The drinking issue isn't "the issue". It could just as easily be a policy about dress code, student relationships or what is served in the cafeteria every Friday. The bottom line, in this instance, the school leadership has a policy on student drinking. The issue is submission. The drinking rule is not disguised or cloaked under a veil of ambiguity. It is quite clear and every registering student agrees to it. So, submit willingly to the authority or move on.

MJP: You are right on one point, every rule may not be 'fair' or 'correct'. That isn't the point and it matters little here. What matters is as a student at the school you agree NOT to drink. Period. So, it isn't a hard choice. Register, pay your tuition and submit to the authority OR decline your admission offer and seek out a school that better fits your idea of reasonable standards.

And, I'm glad you see that challenging leadership when there is a moral wrong (oppression, abuse, injustice) is a FAR cry from challenging leadership that states you can't belly up to the bar.

Kim said...

I tell my students (9 & 10 year olds) that they must obey me unless my decision is illegal (against man's laws) or immoral (against God's laws - for those unchurched - just not right in your gut) or they will face consequences.

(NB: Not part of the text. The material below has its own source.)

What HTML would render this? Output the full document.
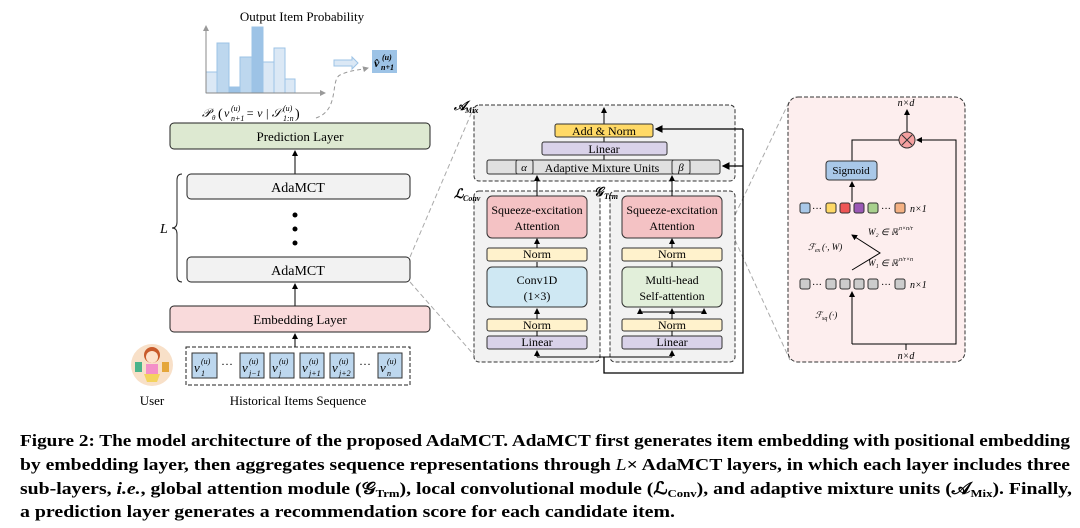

I also tell them that, at an appropriate time, they can speak to me privately about how they feel about my decisions. I give them plenty of latitude in how they communicate the depth of their feelings and have been known to modify or completely change my decisions. I have also been known to stand firm.

Why do I believe it is so important for my students to obey me? I discuss with them that they must learn to submit to authority and obey when the consequences for disobedience are relatively light. In light of things, recess detention or a parent conference is not that big a deal.

If children don't learn to obey when the stakes are low, they will have a difficult time obeying employers and the laws of the land when the repercussions can ruin their lives.

Is submission to authority one of the most important lessons we can learn in life - for our own good?

ABSOLUTELY!

Missy said...

Oh Boy! FINALLY! A blog I can weigh in on with some authority! lol

I am a Nate/Tricia follower, a 35 year old mom that has CF, a resident of Indiana, was married in 1993 at Meridian St. Church of God out of Anderson, Indiana and spent many weekends visiting friends whose parents were paying the $22,000 price tag to attend Anderson University. I have been all over that campus.

It is an expensive private college relative to plenty of other educational options in Indiana. (IU, Purdue, Ball State, ISU, Vincennes, Butler)

To set the stage, AU is in a small town, and not much of a 'community college.' Meaning, the majority of students are transplants that are from other cities. They CHOSE to attend that school and pay one of the highest tuitions in the state. They CHOSE to move to the middle of nowhere, live on campus, and BY BECOMING A STUDENT OF THE UNIVERSITY THEY AGREE TO ABIDE BY UNIVERSITY RULES.

I don't care if the rule is to wear a burlap robe on Fridays....if it's a PRIVATE school they can have rules that all students adhere to. It's called FREEDOM OF RELIGION and they have a right to establish a university that provides an environment to ALL students that is in line with said religion.

Quite frankly, if they don't agree with the RELIGION, then by all means---- $ave yourselves, for the same money you could rent a fab condo in Indy, go to Butler University (a private college without religion), and go get trashed every weekend in Broad Ripple.

They claim they are adults...then by all means...make some adult choices. Quit trying to violate the university policy of a school funded by the Church of God religion. The Church of God does not embrace the consumption of alcohol. Appreciate that the world, gasp!, does not just revolve around you.

Okay........off my soap box.

Barb said...

For what it's worth, AU is just one of many Christian colleges with similar policies. Three of my kids attended such a college, THEIR choice. Frankly, to them, the "rules" were a breath of fresh air after attending public school for 13 yrs. They were fed up with that "real world."

But not to get off the point ... absolutely ... Rick's point of authority is absolutely on.